SHORT PROBLEM
Go through the listing and set it down exactly, leaving out its pictures.

RAW DATA
──────────────────────────────

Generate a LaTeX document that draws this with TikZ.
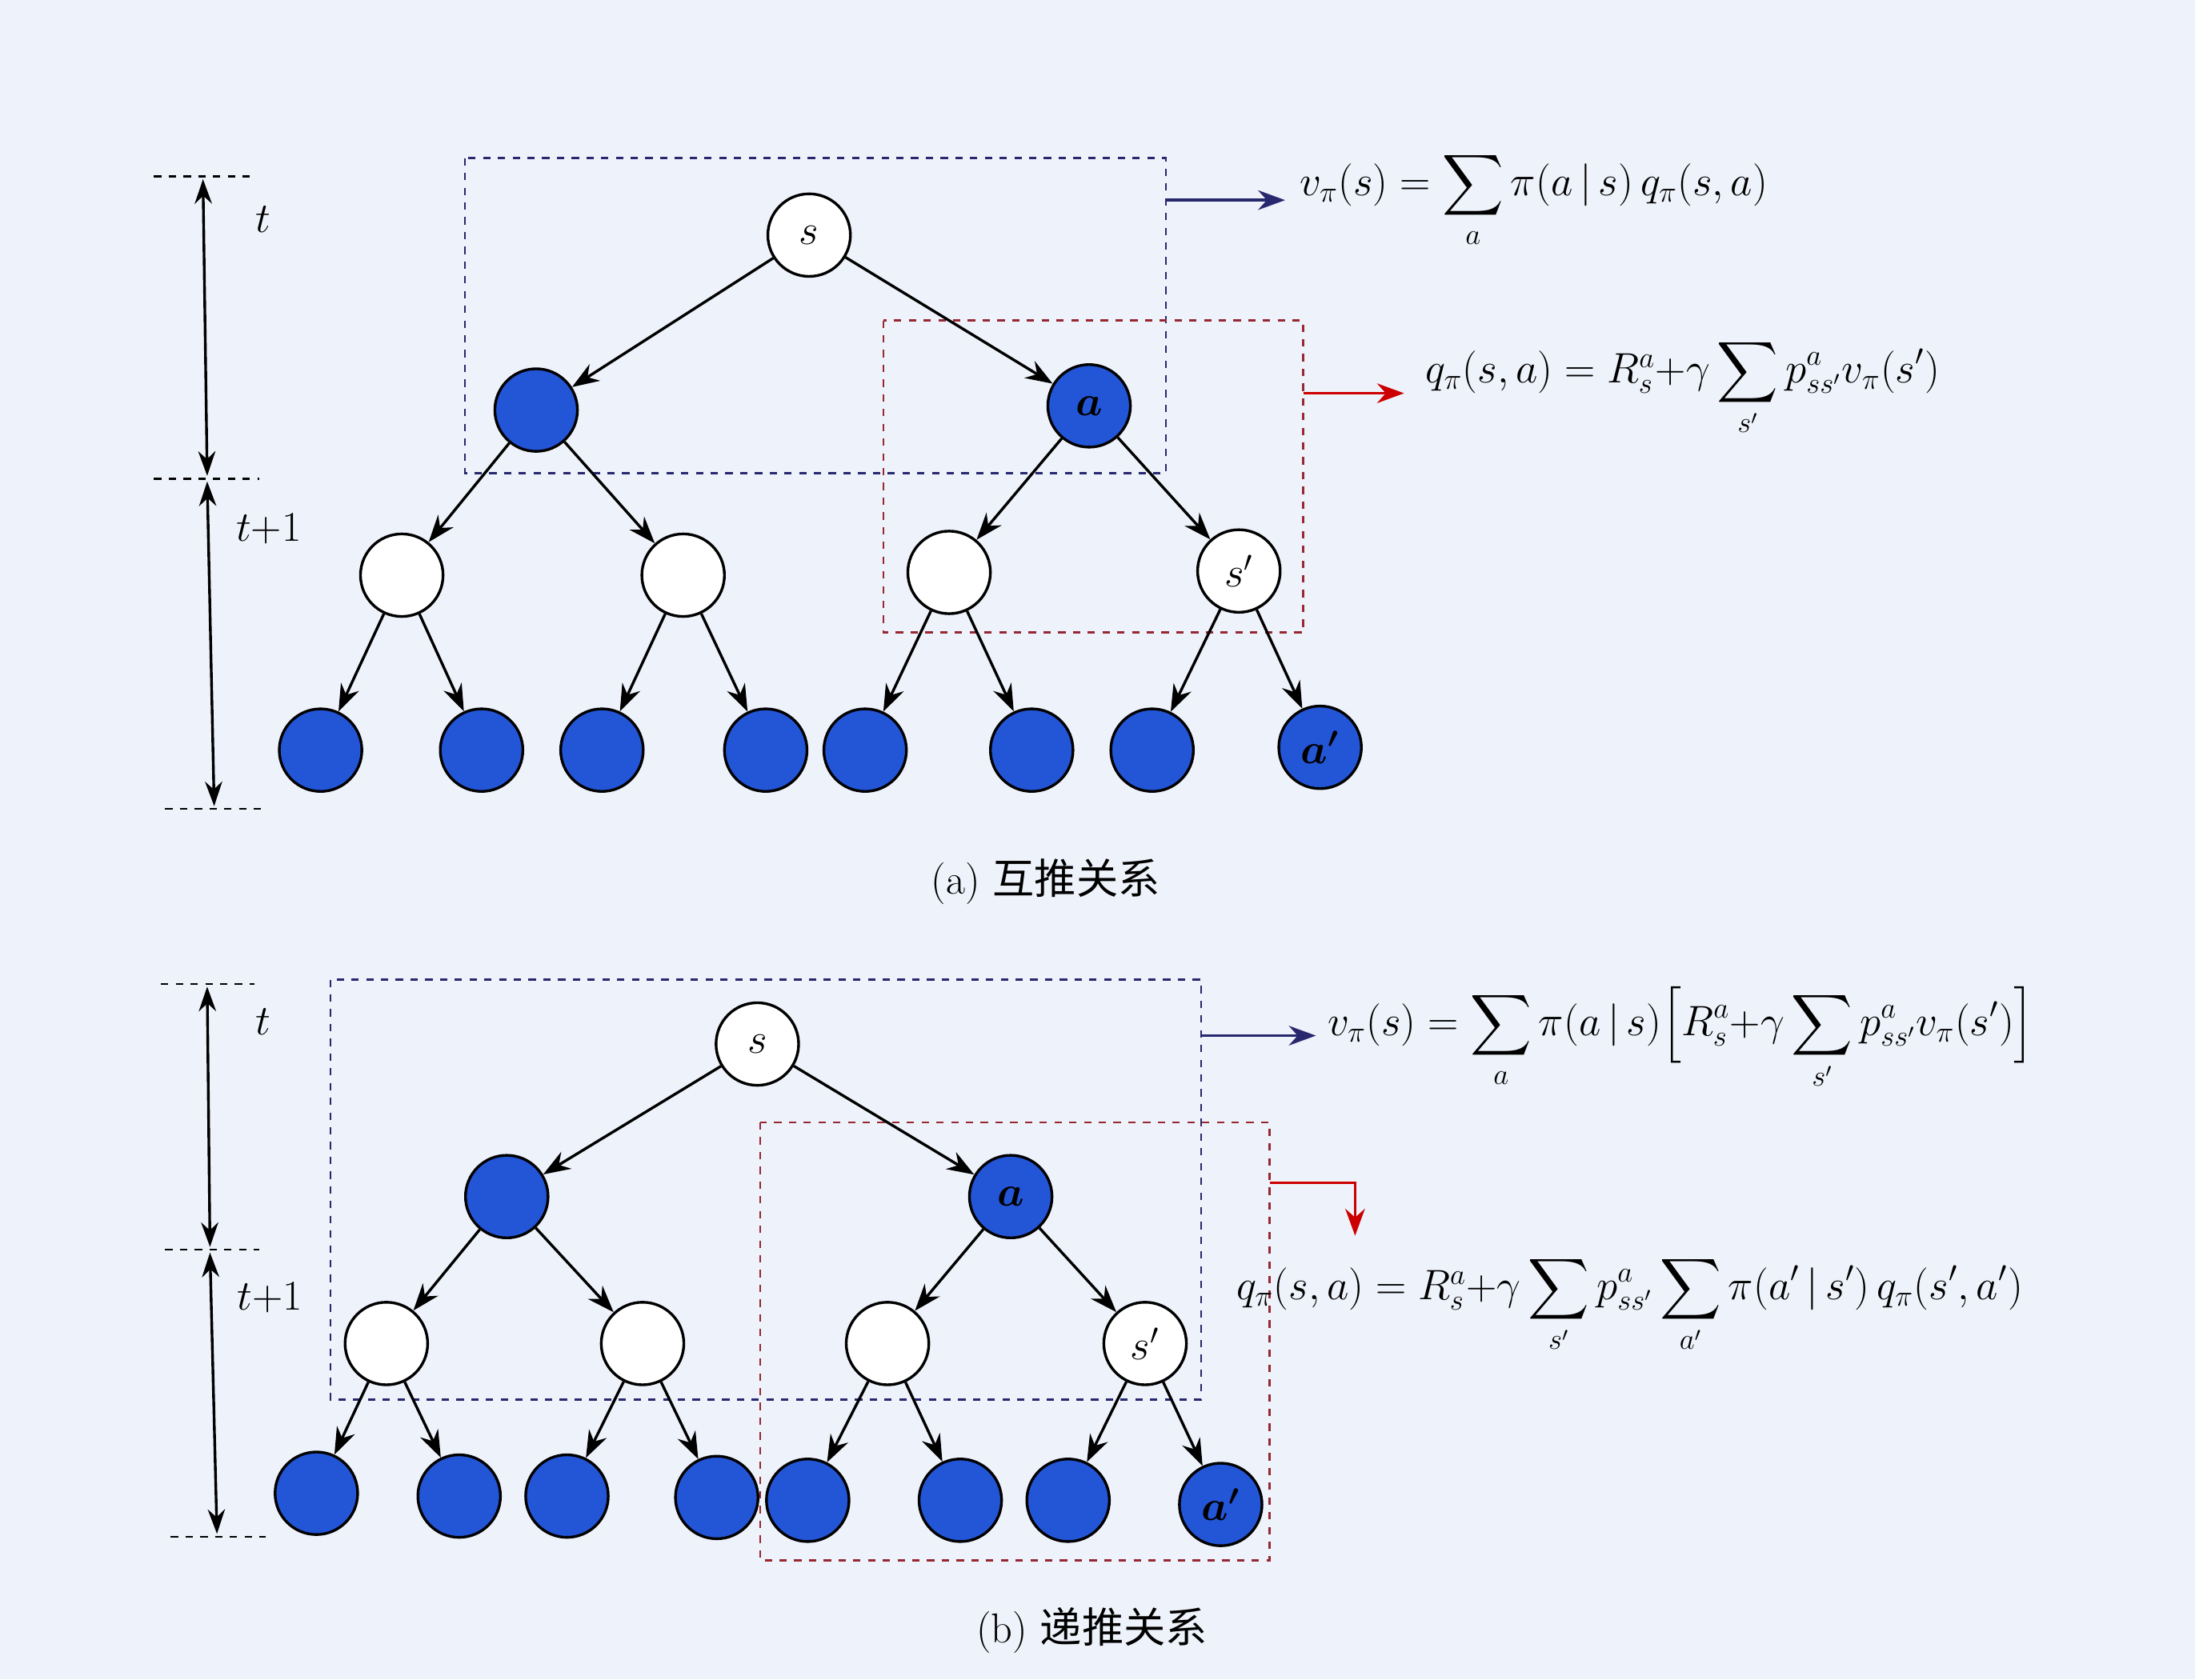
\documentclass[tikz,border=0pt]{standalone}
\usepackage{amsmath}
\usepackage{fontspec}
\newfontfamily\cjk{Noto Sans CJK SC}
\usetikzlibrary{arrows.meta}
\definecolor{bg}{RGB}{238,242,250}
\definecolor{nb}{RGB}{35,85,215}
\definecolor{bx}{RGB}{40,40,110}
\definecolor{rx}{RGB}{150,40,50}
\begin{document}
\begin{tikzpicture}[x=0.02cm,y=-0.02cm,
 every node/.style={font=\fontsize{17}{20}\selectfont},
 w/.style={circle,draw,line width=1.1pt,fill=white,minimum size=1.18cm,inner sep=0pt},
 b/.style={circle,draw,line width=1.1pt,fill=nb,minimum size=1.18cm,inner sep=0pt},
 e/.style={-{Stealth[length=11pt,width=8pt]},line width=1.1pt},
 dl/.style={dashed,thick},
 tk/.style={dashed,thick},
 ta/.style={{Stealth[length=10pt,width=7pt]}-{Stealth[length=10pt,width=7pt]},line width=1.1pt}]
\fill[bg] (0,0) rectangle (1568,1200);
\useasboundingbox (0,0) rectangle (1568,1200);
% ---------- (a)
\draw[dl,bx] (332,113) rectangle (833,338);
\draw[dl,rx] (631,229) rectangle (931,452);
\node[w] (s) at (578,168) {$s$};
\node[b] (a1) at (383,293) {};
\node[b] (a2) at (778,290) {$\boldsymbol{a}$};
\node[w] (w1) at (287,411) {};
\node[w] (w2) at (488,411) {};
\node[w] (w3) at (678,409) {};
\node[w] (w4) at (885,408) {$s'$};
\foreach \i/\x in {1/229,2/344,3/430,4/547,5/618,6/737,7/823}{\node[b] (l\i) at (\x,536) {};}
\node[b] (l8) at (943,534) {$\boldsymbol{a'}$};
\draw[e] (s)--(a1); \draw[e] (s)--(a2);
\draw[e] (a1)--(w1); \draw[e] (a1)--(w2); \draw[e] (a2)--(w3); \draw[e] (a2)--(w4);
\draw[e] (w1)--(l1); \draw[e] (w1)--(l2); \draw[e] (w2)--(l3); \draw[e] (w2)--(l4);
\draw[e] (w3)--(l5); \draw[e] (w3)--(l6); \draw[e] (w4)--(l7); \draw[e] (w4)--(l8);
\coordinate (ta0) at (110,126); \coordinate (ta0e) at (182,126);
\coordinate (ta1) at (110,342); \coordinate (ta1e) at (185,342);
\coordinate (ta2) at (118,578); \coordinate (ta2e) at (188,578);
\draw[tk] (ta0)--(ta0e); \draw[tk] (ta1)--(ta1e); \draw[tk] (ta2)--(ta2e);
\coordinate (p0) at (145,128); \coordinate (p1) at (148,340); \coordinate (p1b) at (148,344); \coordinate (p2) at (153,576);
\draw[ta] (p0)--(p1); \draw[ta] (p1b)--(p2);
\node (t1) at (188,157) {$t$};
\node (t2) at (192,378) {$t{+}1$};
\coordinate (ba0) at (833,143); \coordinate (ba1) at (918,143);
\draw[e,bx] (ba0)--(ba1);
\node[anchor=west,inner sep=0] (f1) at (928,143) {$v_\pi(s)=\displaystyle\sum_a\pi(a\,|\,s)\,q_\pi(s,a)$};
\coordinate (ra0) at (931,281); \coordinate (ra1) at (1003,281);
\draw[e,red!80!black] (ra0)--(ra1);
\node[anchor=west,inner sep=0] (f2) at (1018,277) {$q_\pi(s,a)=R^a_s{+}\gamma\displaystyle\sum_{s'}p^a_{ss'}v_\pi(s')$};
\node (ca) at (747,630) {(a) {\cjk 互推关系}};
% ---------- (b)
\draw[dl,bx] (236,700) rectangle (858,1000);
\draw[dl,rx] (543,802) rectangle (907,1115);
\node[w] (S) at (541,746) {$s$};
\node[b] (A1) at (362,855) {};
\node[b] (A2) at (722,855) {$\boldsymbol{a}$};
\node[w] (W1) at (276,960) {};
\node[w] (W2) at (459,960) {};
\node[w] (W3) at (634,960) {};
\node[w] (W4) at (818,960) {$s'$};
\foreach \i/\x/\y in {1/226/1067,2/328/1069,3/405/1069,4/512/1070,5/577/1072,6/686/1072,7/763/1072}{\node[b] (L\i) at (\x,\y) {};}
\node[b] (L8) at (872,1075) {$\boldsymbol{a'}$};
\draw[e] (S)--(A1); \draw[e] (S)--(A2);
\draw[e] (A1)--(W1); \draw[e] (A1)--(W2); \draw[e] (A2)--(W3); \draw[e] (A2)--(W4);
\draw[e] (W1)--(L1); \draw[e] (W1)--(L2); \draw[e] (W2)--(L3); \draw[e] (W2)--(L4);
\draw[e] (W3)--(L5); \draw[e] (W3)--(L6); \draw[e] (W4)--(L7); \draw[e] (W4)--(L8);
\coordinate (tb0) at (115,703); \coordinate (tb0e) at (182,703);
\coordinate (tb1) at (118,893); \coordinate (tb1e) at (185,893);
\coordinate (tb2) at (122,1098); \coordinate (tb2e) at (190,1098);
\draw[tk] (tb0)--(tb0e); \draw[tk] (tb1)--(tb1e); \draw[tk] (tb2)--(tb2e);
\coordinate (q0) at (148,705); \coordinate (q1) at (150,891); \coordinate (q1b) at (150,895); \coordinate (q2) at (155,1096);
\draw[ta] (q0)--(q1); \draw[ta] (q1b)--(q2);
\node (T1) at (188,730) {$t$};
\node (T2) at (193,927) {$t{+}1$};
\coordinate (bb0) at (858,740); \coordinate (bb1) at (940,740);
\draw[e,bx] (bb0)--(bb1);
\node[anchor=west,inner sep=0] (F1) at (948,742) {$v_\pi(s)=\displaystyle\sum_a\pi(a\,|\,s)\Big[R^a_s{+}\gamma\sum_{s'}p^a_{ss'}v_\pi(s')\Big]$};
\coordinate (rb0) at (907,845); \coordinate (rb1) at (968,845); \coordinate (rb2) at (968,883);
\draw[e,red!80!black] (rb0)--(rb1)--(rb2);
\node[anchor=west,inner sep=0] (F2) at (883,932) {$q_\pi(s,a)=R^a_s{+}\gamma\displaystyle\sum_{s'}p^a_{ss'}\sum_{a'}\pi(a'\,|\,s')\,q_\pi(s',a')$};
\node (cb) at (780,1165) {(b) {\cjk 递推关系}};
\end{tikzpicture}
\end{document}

──────────────────────────────

EXERCISE RESPONSE
Generate a LaTeX document that draws this with TikZ.
\documentclass[tikz,border=0pt]{standalone}
\usepackage{amsmath}
\usepackage{fontspec}
\newfontfamily\cjk{Noto Sans CJK SC}
\usetikzlibrary{arrows.meta}
\definecolor{bg}{RGB}{238,242,250}
\definecolor{nb}{RGB}{35,85,215}
\definecolor{bx}{RGB}{40,40,110}
\definecolor{rx}{RGB}{150,40,50}
\begin{document}
\begin{tikzpicture}[x=0.02cm,y=-0.02cm,
 every node/.style={font=\fontsize{17}{20}\selectfont},
 w/.style={circle,draw,line width=1.1pt,fill=white,minimum size=1.18cm,inner sep=0pt},
 b/.style={circle,draw,line width=1.1pt,fill=nb,minimum size=1.18cm,inner sep=0pt},
 e/.style={-{Stealth[length=11pt,width=8pt]},line width=1.1pt},
 dl/.style={dashed,thick},
 tk/.style={dashed,thick},
 ta/.style={{Stealth[length=10pt,width=7pt]}-{Stealth[length=10pt,width=7pt]},line width=1.1pt}]
\fill[bg] (0,0) rectangle (1568,1200);
\useasboundingbox (0,0) rectangle (1568,1200);
% ---------- (a)
\draw[dl,bx] (332,113) rectangle (833,338);
\draw[dl,rx] (631,229) rectangle (931,452);
\node[w] (s) at (578,168) {$s$};
\node[b] (a1) at (383,293) {};
\node[b] (a2) at (778,290) {$\boldsymbol{a}$};
\node[w] (w1) at (287,411) {};
\node[w] (w2) at (488,411) {};
\node[w] (w3) at (678,409) {};
\node[w] (w4) at (885,408) {$s'$};
\foreach \i/\x in {1/229,2/344,3/430,4/547,5/618,6/737,7/823}{\node[b] (l\i) at (\x,536) {};}
\node[b] (l8) at (943,534) {$\boldsymbol{a'}$};
\draw[e] (s)--(a1); \draw[e] (s)--(a2);
\draw[e] (a1)--(w1); \draw[e] (a1)--(w2); \draw[e] (a2)--(w3); \draw[e] (a2)--(w4);
\draw[e] (w1)--(l1); \draw[e] (w1)--(l2); \draw[e] (w2)--(l3); \draw[e] (w2)--(l4);
\draw[e] (w3)--(l5); \draw[e] (w3)--(l6); \draw[e] (w4)--(l7); \draw[e] (w4)--(l8);
\coordinate (ta0) at (110,126); \coordinate (ta0e) at (182,126);
\coordinate (ta1) at (110,342); \coordinate (ta1e) at (185,342);
\coordinate (ta2) at (118,578); \coordinate (ta2e) at (188,578);
\draw[tk] (ta0)--(ta0e); \draw[tk] (ta1)--(ta1e); \draw[tk] (ta2)--(ta2e);
\coordinate (p0) at (145,128); \coordinate (p1) at (148,340); \coordinate (p1b) at (148,344); \coordinate (p2) at (153,576);
\draw[ta] (p0)--(p1); \draw[ta] (p1b)--(p2);
\node (t1) at (188,157) {$t$};
\node (t2) at (192,378) {$t{+}1$};
\coordinate (ba0) at (833,143); \coordinate (ba1) at (918,143);
\draw[e,bx] (ba0)--(ba1);
\node[anchor=west,inner sep=0] (f1) at (928,143) {$v_\pi(s)=\displaystyle\sum_a\pi(a\,|\,s)\,q_\pi(s,a)$};
\coordinate (ra0) at (931,281); \coordinate (ra1) at (1003,281);
\draw[e,red!80!black] (ra0)--(ra1);
\node[anchor=west,inner sep=0] (f2) at (1018,277) {$q_\pi(s,a)=R^a_s{+}\gamma\displaystyle\sum_{s'}p^a_{ss'}v_\pi(s')$};
\node (ca) at (747,630) {(a) {\cjk 互推关系}};
% ---------- (b)
\draw[dl,bx] (236,700) rectangle (858,1000);
\draw[dl,rx] (543,802) rectangle (907,1115);
\node[w] (S) at (541,746) {$s$};
\node[b] (A1) at (362,855) {};
\node[b] (A2) at (722,855) {$\boldsymbol{a}$};
\node[w] (W1) at (276,960) {};
\node[w] (W2) at (459,960) {};
\node[w] (W3) at (634,960) {};
\node[w] (W4) at (818,960) {$s'$};
\foreach \i/\x/\y in {1/226/1067,2/328/1069,3/405/1069,4/512/1070,5/577/1072,6/686/1072,7/763/1072}{\node[b] (L\i) at (\x,\y) {};}
\node[b] (L8) at (872,1075) {$\boldsymbol{a'}$};
\draw[e] (S)--(A1); \draw[e] (S)--(A2);
\draw[e] (A1)--(W1); \draw[e] (A1)--(W2); \draw[e] (A2)--(W3); \draw[e] (A2)--(W4);
\draw[e] (W1)--(L1); \draw[e] (W1)--(L2); \draw[e] (W2)--(L3); \draw[e] (W2)--(L4);
\draw[e] (W3)--(L5); \draw[e] (W3)--(L6); \draw[e] (W4)--(L7); \draw[e] (W4)--(L8);
\coordinate (tb0) at (115,703); \coordinate (tb0e) at (182,703);
\coordinate (tb1) at (118,893); \coordinate (tb1e) at (185,893);
\coordinate (tb2) at (122,1098); \coordinate (tb2e) at (190,1098);
\draw[tk] (tb0)--(tb0e); \draw[tk] (tb1)--(tb1e); \draw[tk] (tb2)--(tb2e);
\coordinate (q0) at (148,705); \coordinate (q1) at (150,891); \coordinate (q1b) at (150,895); \coordinate (q2) at (155,1096);
\draw[ta] (q0)--(q1); \draw[ta] (q1b)--(q2);
\node (T1) at (188,730) {$t$};
\node (T2) at (193,927) {$t{+}1$};
\coordinate (bb0) at (858,740); \coordinate (bb1) at (940,740);
\draw[e,bx] (bb0)--(bb1);
\node[anchor=west,inner sep=0] (F1) at (948,742) {$v_\pi(s)=\displaystyle\sum_a\pi(a\,|\,s)\Big[R^a_s{+}\gamma\sum_{s'}p^a_{ss'}v_\pi(s')\Big]$};
\coordinate (rb0) at (907,845); \coordinate (rb1) at (968,845); \coordinate (rb2) at (968,883);
\draw[e,red!80!black] (rb0)--(rb1)--(rb2);
\node[anchor=west,inner sep=0] (F2) at (883,932) {$q_\pi(s,a)=R^a_s{+}\gamma\displaystyle\sum_{s'}p^a_{ss'}\sum_{a'}\pi(a'\,|\,s')\,q_\pi(s',a')$};
\node (cb) at (780,1165) {(b) {\cjk 递推关系}};
\end{tikzpicture}
\end{document}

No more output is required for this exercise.